__Exercise brief__
Go through the material below and count the lines with the string "this"; the number is the whole answer.

++++++++++

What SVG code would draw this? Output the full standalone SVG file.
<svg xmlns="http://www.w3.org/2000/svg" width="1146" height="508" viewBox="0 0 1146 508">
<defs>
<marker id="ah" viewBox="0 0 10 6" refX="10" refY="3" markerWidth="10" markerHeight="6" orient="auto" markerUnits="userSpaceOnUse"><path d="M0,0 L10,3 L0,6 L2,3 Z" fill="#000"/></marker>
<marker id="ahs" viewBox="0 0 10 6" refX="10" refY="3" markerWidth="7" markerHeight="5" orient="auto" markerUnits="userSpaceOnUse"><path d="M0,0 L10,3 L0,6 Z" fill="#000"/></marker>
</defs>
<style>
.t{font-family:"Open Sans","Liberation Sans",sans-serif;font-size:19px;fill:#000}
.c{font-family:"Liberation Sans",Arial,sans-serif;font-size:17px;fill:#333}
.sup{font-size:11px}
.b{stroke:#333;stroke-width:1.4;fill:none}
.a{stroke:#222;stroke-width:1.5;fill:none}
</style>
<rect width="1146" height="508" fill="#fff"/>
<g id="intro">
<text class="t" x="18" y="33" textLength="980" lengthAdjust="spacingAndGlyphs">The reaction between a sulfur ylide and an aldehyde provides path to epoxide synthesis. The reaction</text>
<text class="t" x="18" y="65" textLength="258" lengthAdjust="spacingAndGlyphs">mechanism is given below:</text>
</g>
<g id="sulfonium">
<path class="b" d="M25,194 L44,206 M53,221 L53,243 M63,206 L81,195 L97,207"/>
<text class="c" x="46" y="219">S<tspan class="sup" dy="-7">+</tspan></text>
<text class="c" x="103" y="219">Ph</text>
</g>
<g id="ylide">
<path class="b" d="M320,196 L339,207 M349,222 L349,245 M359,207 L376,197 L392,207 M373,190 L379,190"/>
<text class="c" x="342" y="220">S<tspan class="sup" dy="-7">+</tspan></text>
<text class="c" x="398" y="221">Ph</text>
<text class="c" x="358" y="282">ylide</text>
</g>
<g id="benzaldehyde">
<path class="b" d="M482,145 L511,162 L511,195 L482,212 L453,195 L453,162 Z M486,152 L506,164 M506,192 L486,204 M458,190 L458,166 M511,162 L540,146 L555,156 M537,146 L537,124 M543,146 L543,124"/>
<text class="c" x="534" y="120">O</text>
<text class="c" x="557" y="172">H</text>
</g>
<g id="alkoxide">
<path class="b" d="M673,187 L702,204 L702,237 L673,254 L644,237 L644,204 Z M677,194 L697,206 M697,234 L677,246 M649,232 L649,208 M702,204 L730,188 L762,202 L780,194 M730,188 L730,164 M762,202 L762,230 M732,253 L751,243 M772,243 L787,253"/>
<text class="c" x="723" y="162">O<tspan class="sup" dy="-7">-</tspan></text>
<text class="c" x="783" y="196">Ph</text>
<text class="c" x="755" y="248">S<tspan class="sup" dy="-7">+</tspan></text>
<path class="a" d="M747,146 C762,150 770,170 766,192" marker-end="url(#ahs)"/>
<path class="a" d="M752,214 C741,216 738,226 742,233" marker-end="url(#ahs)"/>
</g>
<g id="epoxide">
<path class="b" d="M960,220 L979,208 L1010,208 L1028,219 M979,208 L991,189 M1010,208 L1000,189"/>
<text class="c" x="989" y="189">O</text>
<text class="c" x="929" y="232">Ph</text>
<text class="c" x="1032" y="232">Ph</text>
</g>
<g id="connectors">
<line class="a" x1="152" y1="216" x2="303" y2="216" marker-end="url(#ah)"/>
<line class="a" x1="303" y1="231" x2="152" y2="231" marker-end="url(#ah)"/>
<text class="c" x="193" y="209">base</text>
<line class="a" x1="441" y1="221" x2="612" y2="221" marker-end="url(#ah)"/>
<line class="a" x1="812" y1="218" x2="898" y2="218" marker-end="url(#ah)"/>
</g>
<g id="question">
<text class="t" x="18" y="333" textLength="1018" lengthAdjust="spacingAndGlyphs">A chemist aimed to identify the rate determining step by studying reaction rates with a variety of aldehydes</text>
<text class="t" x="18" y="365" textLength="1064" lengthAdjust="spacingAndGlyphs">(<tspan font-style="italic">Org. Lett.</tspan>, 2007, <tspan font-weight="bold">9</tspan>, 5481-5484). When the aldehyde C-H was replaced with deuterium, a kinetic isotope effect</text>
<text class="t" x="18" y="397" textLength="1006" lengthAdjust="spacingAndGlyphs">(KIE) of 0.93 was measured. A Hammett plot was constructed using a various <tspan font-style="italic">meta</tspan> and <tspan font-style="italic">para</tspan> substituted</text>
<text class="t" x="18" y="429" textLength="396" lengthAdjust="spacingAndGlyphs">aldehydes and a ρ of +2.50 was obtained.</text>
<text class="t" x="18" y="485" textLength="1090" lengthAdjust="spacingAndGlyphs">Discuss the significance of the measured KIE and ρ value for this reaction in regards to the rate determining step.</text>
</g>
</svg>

++++++++++

__Exercise result__
2